I just submitted my final grades to the university, so my semester is officially over! Of course to celebrate, I have been playing lots of games. I still haven’t noticed any real trash talking on Counter-Strike:Source, so maybe trashtalkers really ARE 13 year old kids? It will be itneresting to see if lots of kids get Halk-Life 2 for Christmas and the ammount of crap in CS:S goes up noticably.
I’ve been trying to get into Deus Ex 2, but I just can’t seem to do it. Too much takling and the gun feels too wimpy. Continuing my long running hatred of the Unreal engine, Deus Ex 2 has already crashed once on me and this new computer never crashed on Doom 3 or Half-Life 2,,,
I’ve also been playing a lot of Civ3. It was all research, I swear! I got an A on the paper, so I guess I might try to publish it at some point. Below is a portion of the first page. Anyone interestested in the rest can drop me an email.
The Civilization games have been lauded as “The Best Game of All Time” by Computer Gaming World magazine and the “Greatest Computer Strategy Game of All-Time” by Time magazine, won countless other awards and is responsible for a slew of both spin-offs as well as knock-offs (Friedman, Civ3.com). It has even been the subject of numerous studies into the educational potential of videogames having been declared by one scholar as, “a particularly intriguing tool for studying world history in that it allows students to examine relationships among geography, politics, economics, and history over thousands of years and from multiple perspectives” (Squire 9). Despite these accolades, the Civ games have not gone uncritiqued by scholars who have noted some of the Imperialist choices that have influenced the game designs.

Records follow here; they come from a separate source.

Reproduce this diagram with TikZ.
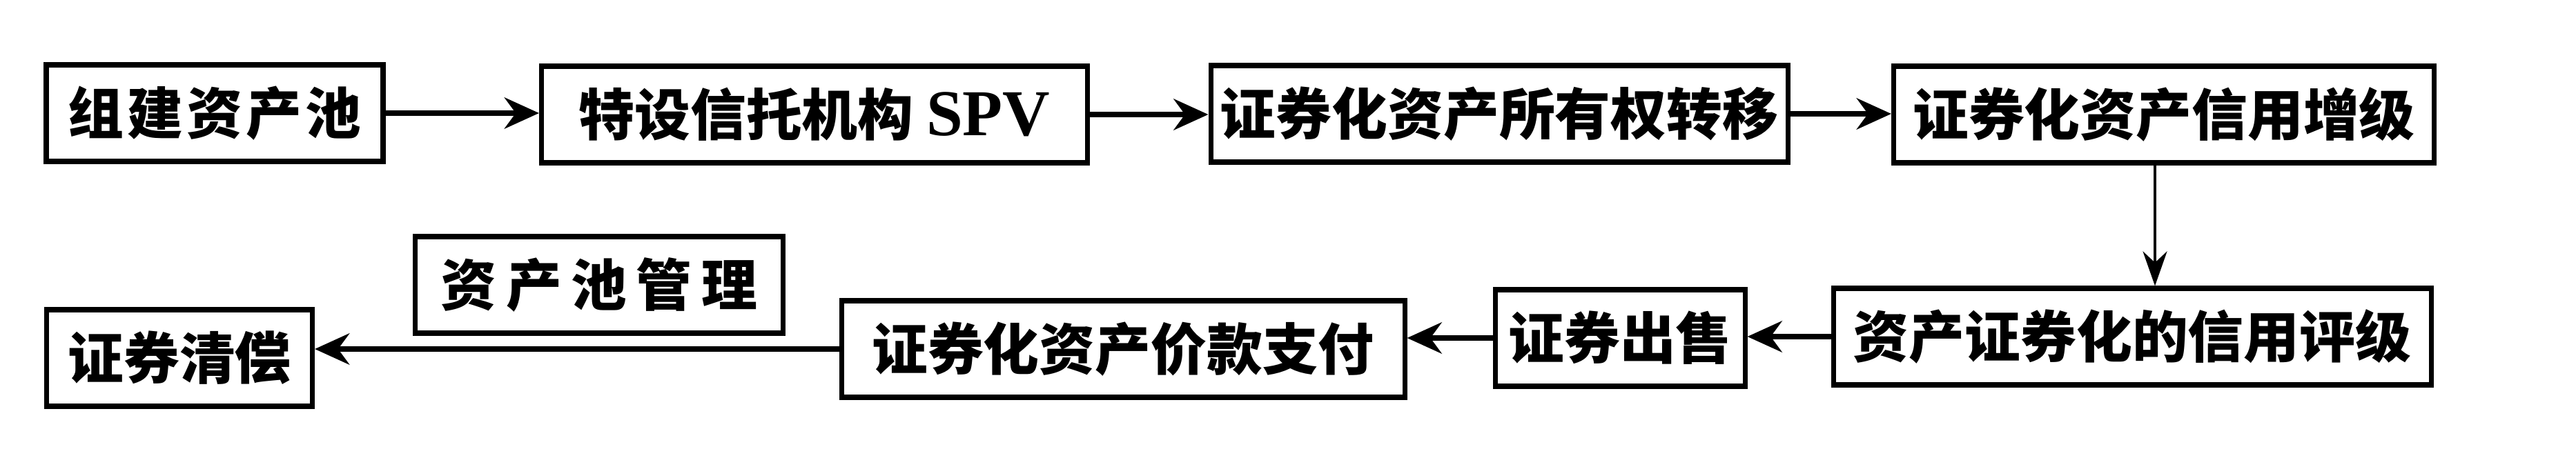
\documentclass[tikz,border=0pt]{standalone}
\usepackage{fontspec}
\newfontfamily\cjkfont{Noto Sans CJK SC}
\newfontfamily\latfont{Liberation Serif}
\usetikzlibrary{arrows.meta}

\begin{document}
\begin{tikzpicture}[
  font=\cjkfont\bfseries\fontsize{23}{27}\selectfont,
  >={Stealth[length=5mm,width=4.5mm]},
  stage/.style={draw, line width=2pt, minimum height=14mm, inner sep=0pt, align=center},
  flow/.style={->, line width=2.4pt},
  drop/.style={->, line width=1.2pt, >={Stealth[length=5mm,width=3.5mm]}},
]
\useasboundingbox (0,0) rectangle (37.32,6.64);

% upper row
\node[stage, minimum width=4.88cm] (pool) at (3.11,5.00) {组\kern1.5pt 建\kern1.5pt 资\kern1.5pt 产\kern1.5pt 池};
\node[stage, minimum width=7.91cm] (spv) at (11.80,4.98) {特设信托机构 {\latfont\fontsize{27}{30}\selectfont SPV}};
\node[stage, minimum width=8.36cm] (transfer) at (21.72,4.99) {证券化资产所有权转移};
\node[stage, minimum width=7.83cm] (enhance) at (31.35,4.98) {证券化资产信用增级};

% lower row
\node[stage, minimum width=8.66cm] (rating) at (30.89,1.76) {资产证券化的信用评级};
\node[stage, minimum width=3.62cm] (sale) at (23.47,1.74) {证券出售};
\node[stage, minimum width=8.16cm] (payment) at (16.27,1.58) {证券化资产价款支付};
\node[stage, minimum width=3.85cm] (repay) at (2.60,1.45) {证券清偿};
\node[stage, minimum width=5.33cm] (manage) at (8.68,2.51) {资\,产\,池\,管\,理};

\draw[flow] (pool.east) -- (pool.east -| spv.west);
\draw[flow] (spv.east) -- (spv.east -| transfer.west);
\draw[flow] (transfer.east) -- (transfer.east -| enhance.west);
\draw[drop] ([xshift=-1.3mm]enhance.south) -- ([xshift=-1.3mm]enhance.south |- rating.north);
\draw[flow] (rating.west) -- (rating.west -| sale.east);
\draw[flow] (sale.west) -- (sale.west -| payment.east);
\draw[flow] (payment.west) -- (payment.west -| repay.east);

\end{tikzpicture}
\end{document}
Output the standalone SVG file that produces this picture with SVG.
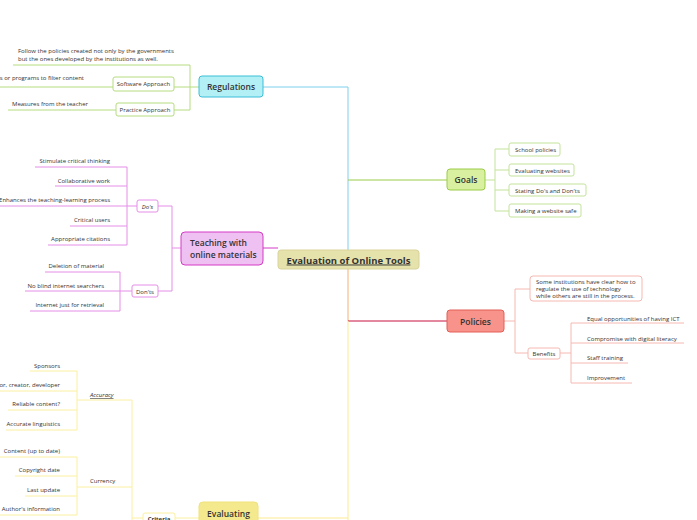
<svg xmlns="http://www.w3.org/2000/svg" width="697" height="520" viewBox="0 0 697 520">
<style>
text{font-family:"Open Sans","DejaVu Sans",sans-serif;fill:#333}
.s{font-size:6px}
.m{font-size:8.5px;font-weight:600}
.b{fill:#fff;stroke-width:1}
line,polyline,path{fill:none}
</style>
<rect width="697" height="520" fill="#fff"/>
<g id="connectors">
<path d="M263 87H348V250" stroke="#7fd0ee"/>
<path d="M348 180H447" stroke="#9bcc46"/>
<path d="M348 269V321" stroke="#f5b070"/>
<path d="M348 321H447" stroke="#c8103f"/>
<path d="M348 321V520" stroke="#fbeb90"/>
<path d="M263 248H278" stroke="#d63bc6"/>
<path d="M258 518H348" stroke="#fbeb90"/>
<g stroke="#b5dc7e">
<path d="M199 87H190M190 65V110M190 65H13M190 87H174M190 110H174"/>
<path d="M113 87H0M116 110H8"/>
</g>
<g stroke="#e48ee8">
<path d="M181 248H172M172 206V291M172 206H158M172 291H158"/>
<path d="M137 206H127M127 167V245M127 167H35M127 186H55M127 206H0M127 226H70M127 245H48"/>
<path d="M132 291H120M120 272V311M120 272H45M120 291H25M120 311H30"/>
</g>
<g stroke="#fbf0a0">
<path d="M199 518H175M143 518H132M132 400V520M132 400H90M132 487H90"/>
<path d="M90 400H77M77 371V430M77 371H30M77 391H0M77 410H8M77 430H6"/>
<path d="M90 487H77M77 457V515M77 457H0M77 476H15M77 496H25M77 515H0"/>
</g>
<g stroke="#c4e39a">
<path d="M485 180H495M495 149V211M495 149H509M495 170H509M495 190H509M495 211H509"/>
</g>
<g stroke="#f5b8b2">
<path d="M504 321H515M515 289V353M515 289H530M515 353H528"/>
<path d="M560 353H571M571 323V383M571 323H684M571 343H684M571 363H628M571 383H632"/>
</g>
</g>
<g id="center"><rect x="278" y="250" width="141" height="19" rx="3" fill="#e6e2ab" stroke="#d8d39a"/><text x="348.5" y="263.5" text-anchor="middle" style="font-size:9.5px;font-weight:bold;text-decoration:underline">Evaluation of Online Tools</text></g>
<g id="regulations"><rect x="199" y="76" width="64" height="21" rx="3" fill="#b3f0f5" stroke="#3bbfd6"/><text x="231" y="90" text-anchor="middle" class="m">Regulations</text></g>
<g id="reg-follow"><text x="18" y="53" class="s">Follow the policies created not only by the governments</text><text x="18" y="61" class="s">but the ones developed by the institutions as well.</text></g>
<g id="software"><rect x="113" y="77" width="61" height="14" rx="2" class="b" stroke="#b5dc7e"/><text x="143.5" y="86" text-anchor="middle" class="s">Software Approach</text><text x="84" y="80" text-anchor="end" class="s">s or programs to filter content</text></g>
<g id="practice"><rect x="116" y="103" width="58" height="13" rx="2" class="b" stroke="#b5dc7e"/><text x="145" y="112" text-anchor="middle" class="s">Practice Approach</text><text x="12" y="106" class="s">Measures from the teacher</text></g>
<g id="teaching"><rect x="181" y="232" width="82" height="33" rx="4" fill="#efc0f2" stroke="#d63bc6"/><text x="190" y="246" class="m">Teaching with</text><text x="190" y="258" class="m">online materials</text></g>
<g id="dos"><rect x="137" y="200" width="21" height="12" rx="2" class="b" stroke="#e48ee8"/><text x="147.5" y="208.5" text-anchor="middle" class="s" style="font-style:italic">Do's</text>
<text x="110" y="163" text-anchor="end" class="s">Stimulate critical thinking</text>
<text x="110" y="183" text-anchor="end" class="s">Collaborative work</text>
<text x="110" y="202" text-anchor="end" class="s">Enhances the teaching-learning process</text>
<text x="110" y="222" text-anchor="end" class="s">Critical users</text>
<text x="110" y="241" text-anchor="end" class="s">Appropriate citations</text></g>
<g id="donts"><rect x="132" y="285" width="26" height="12" rx="2" class="b" stroke="#e48ee8"/><text x="145" y="293.5" text-anchor="middle" class="s">Don'ts</text>
<text x="104" y="268" text-anchor="end" class="s">Deletion of material</text>
<text x="104" y="288" text-anchor="end" class="s">No blind internet searchers</text>
<text x="104" y="307" text-anchor="end" class="s">Internet just for retrieval</text></g>
<g id="evaluating"><rect x="199" y="502" width="59" height="30" rx="4" fill="#f5e98d" stroke="#f0e27a"/><text x="228.5" y="517" text-anchor="middle" class="m">Evaluating</text></g>
<g id="criteria"><rect x="143" y="513" width="32" height="12" rx="2" class="b" stroke="#fbf0a0"/><text x="159" y="521" text-anchor="middle" class="s" style="font-weight:bold">Criteria</text></g>
<g id="accuracy"><text x="90" y="397" class="s" style="font-style:italic;text-decoration:underline">Accuracy</text>
<text x="60" y="368" text-anchor="end" class="s">Sponsors</text>
<text x="60" y="387" text-anchor="end" class="s">or, creator, developer</text>
<text x="60" y="406" text-anchor="end" class="s">Reliable content?</text>
<text x="60" y="426" text-anchor="end" class="s">Accurate linguistics</text></g>
<g id="currency"><text x="90" y="483" class="s">Currency</text>
<text x="60" y="453" text-anchor="end" class="s">Content (up to date)</text>
<text x="60" y="472" text-anchor="end" class="s">Copyright date</text>
<text x="60" y="492" text-anchor="end" class="s">Last update</text>
<text x="60" y="511" text-anchor="end" class="s">Author's information</text></g>
<g id="goals"><rect x="447" y="169" width="38" height="21" rx="3" fill="#d8f0a0" stroke="#9bcc46"/><text x="466" y="183" text-anchor="middle" class="m">Goals</text></g>
<g id="goal-items">
<rect x="509" y="143" width="51" height="13" rx="2" class="b" stroke="#c4e39a"/><text x="515" y="151.5" class="s">School policies</text>
<rect x="509" y="164" width="65" height="12" rx="2" class="b" stroke="#c4e39a"/><text x="515" y="172.5" class="s">Evaluating websites</text>
<rect x="509" y="184" width="77" height="12" rx="2" class="b" stroke="#c4e39a"/><text x="515" y="192.5" class="s">Stating Do's and Don'ts</text>
<rect x="509" y="204" width="72" height="13" rx="2" class="b" stroke="#c4e39a"/><text x="515" y="212.5" class="s">Making a website safe</text></g>
<g id="policies"><rect x="447" y="310" width="57" height="22" rx="3" fill="#f7938a" stroke="#e35f56"/><text x="475.5" y="324.5" text-anchor="middle" class="m">Policies</text></g>
<g id="policy-note"><rect x="530" y="276" width="112" height="25" rx="3" class="b" stroke="#f5b8b2"/><text x="536" y="284" class="s">Some institutions have clear how to</text><text x="536" y="291" class="s">regulate the use of technology</text><text x="536" y="298" class="s">while others are still in the process.</text></g>
<g id="benefits"><rect x="528" y="348" width="32" height="11" rx="2" class="b" stroke="#f5b8b2"/><text x="544" y="356" text-anchor="middle" class="s">Benefits</text>
<text x="587" y="321" class="s">Equal opportunities of having ICT</text>
<text x="587" y="341" class="s">Compromise with digital literacy</text>
<text x="587" y="360" class="s">Staff training</text>
<text x="587" y="380" class="s">Improvement</text></g>
</svg>
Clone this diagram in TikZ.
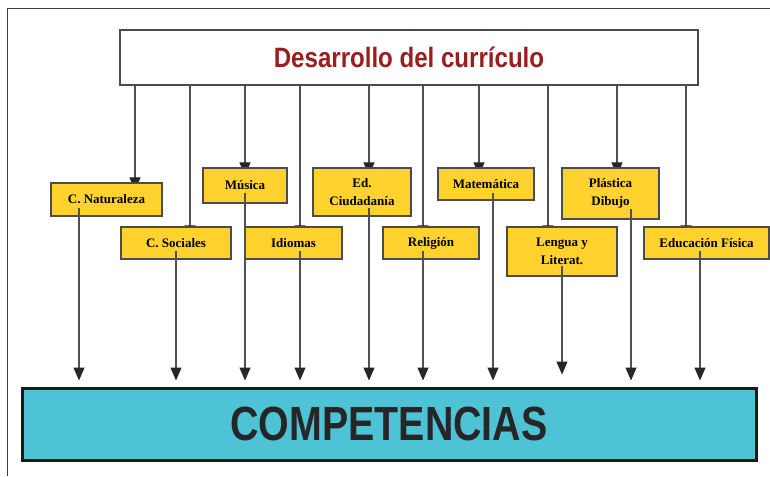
\documentclass[tikz,border=0pt]{standalone}
\usepackage{fontspec}
\setmainfont{Liberation Serif}
\newfontfamily\titlesans[FakeStretch=0.86]{Liberation Sans}
\newfontfamily\compsans[FakeStretch=0.82]{Liberation Sans}
\usetikzlibrary{arrows.meta,positioning,backgrounds}

\definecolor{boxyellow}{HTML}{FFD22E}
\definecolor{compcyan}{HTML}{4FC3D6}
\definecolor{titlered}{HTML}{991E1E}
\definecolor{linegray}{HTML}{505050}

\begin{document}
\begin{tikzpicture}[x=1pt,y=-1pt,
    subject/.style={draw=gray!60!black, line width=1.3pt, fill=boxyellow, align=center,
        inner sep=0pt, font=\bfseries\fontsize{13}{18.5}\selectfont},
    feed/.style={draw=linegray, line width=1.2pt, -{Triangle[width=11pt,length=13pt,color=black!85]}}]
    \useasboundingbox (0,0) rectangle (770,476);

    % Frame
    \draw[black!75, line width=0.8pt] (7,476) -- (7,8) -- (770,8);

    % Curriculum box
    \node[draw=gray!60!black, line width=1.3pt, fill=white, minimum width=578pt, minimum height=55pt,
        font=\titlesans\bfseries\fontsize{28}{30}\selectfont, text=titlered] (top) at (409,57.5) {Desarrollo del currículo};

    % Subjects
    \node[subject, minimum width=111pt, minimum height=33pt] (nat) at (106.5,199.5) {C. Naturaleza};
    \node[subject, minimum width=110pt, minimum height=32pt] (soc) at (176,243) {C. Sociales};
    \node[subject, minimum width=84pt, minimum height=35pt] (mus) at (245,185.5) {Música};
    \node[subject, minimum width=97pt, minimum height=32pt] (idi) at (293.5,243) {Idiomas};
    \node[subject, minimum width=98pt, minimum height=48pt] (ciu) at (362,192) {Ed.\\Ciudadanía};
    \node[subject, minimum width=96pt, minimum height=32pt] (rel) at (431,243) {Religión};
    \node[subject, minimum width=96pt, minimum height=32pt] (mat) at (486,184) {Matemática};
    \node[subject, minimum width=110pt, minimum height=49pt] (len) at (562,251.5) {Lengua y\\Literat.};
    \node[subject, minimum width=97pt, minimum height=51pt] (pla) at (610.5,193.5) {Plástica\\Dibujo};
    \node[subject, minimum width=125pt, minimum height=32pt] (edu) at (706.5,243) {Educación Física};

    % Competences box
    \node[draw=black!90, line width=3pt, fill=compcyan, minimum width=734pt, minimum height=72pt,
        font=\compsans\bfseries\fontsize{48}{50}\selectfont, text=black!85] (comp) at (389,424) {COMPETENCIAS};

    % Arrows into the subjects (behind the boxes)
    \begin{scope}[on background layer]
        \foreach \sub/\xin/\gap in {nat/135/8, soc/190/12, mus/245/8, idi/300/12, ciu/369/8,
                rel/423/12, mat/479/8, len/548/12, pla/617/8, edu/686/12}
            \draw[feed, shorten >=-\gap pt] (top.south -| \xin,0) -- (\sub.north -| \xin,0);
    \end{scope}

    % Arrows into the competences
    \foreach \sub/\xout/\back/\stop in {nat/79/9/6, soc/176/9/6, mus/245/11/6, idi/300/9/6, ciu/369/9/6,
            rel/423/9/6, mat/493/8/6, len/562/11/12, pla/631/11/6, edu/700/9/6}
        \draw[feed, shorten <=-\back pt, shorten >=\stop pt] (\sub.south -| \xout,0) -- (comp.north -| \xout,0);
\end{tikzpicture}
\end{document}
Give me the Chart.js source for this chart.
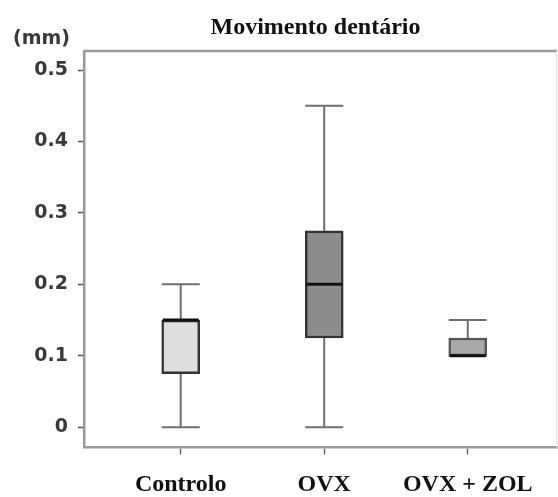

While many traditional forms of explicit colonialism have fallen to the wayside, and historians have reexamined the way in which histories of colonization is presented, to a large extent, historically-inspired popular entertainments have failed to rethink the history which they purport to present. In wargaming and in historical simulations, issues are presented in a simplistic good vs. bad format which almost always either depicts the European as good while those whose lands were colonized as bad or they are depicted in such a manner that all civilizations have the same goals and structure. In this paper the ways in which Sid Meier’s Civilization videogames present a highly simplistic notion of colonization, imperialism and empire will be discovered. Also explored will be the ways in which the game reinforces traditional notions of good civilizations vs. bad (or barbaric) civilizations, what it means to be civilized, as well as the ways in which the game makes other civilizations appear either completely western or so inscrutably Other that the only way to deal with them is through eradication. The purpose of this is not to condemn the Civilization series, its creator, or players as “bad” but, rather, to demonstrate the ways in which the legacies of colonialism and classical liberalism continue to play themselves out in places as seemingly benign as our entertainments and how our current culture remains a Civilization of Colonialism.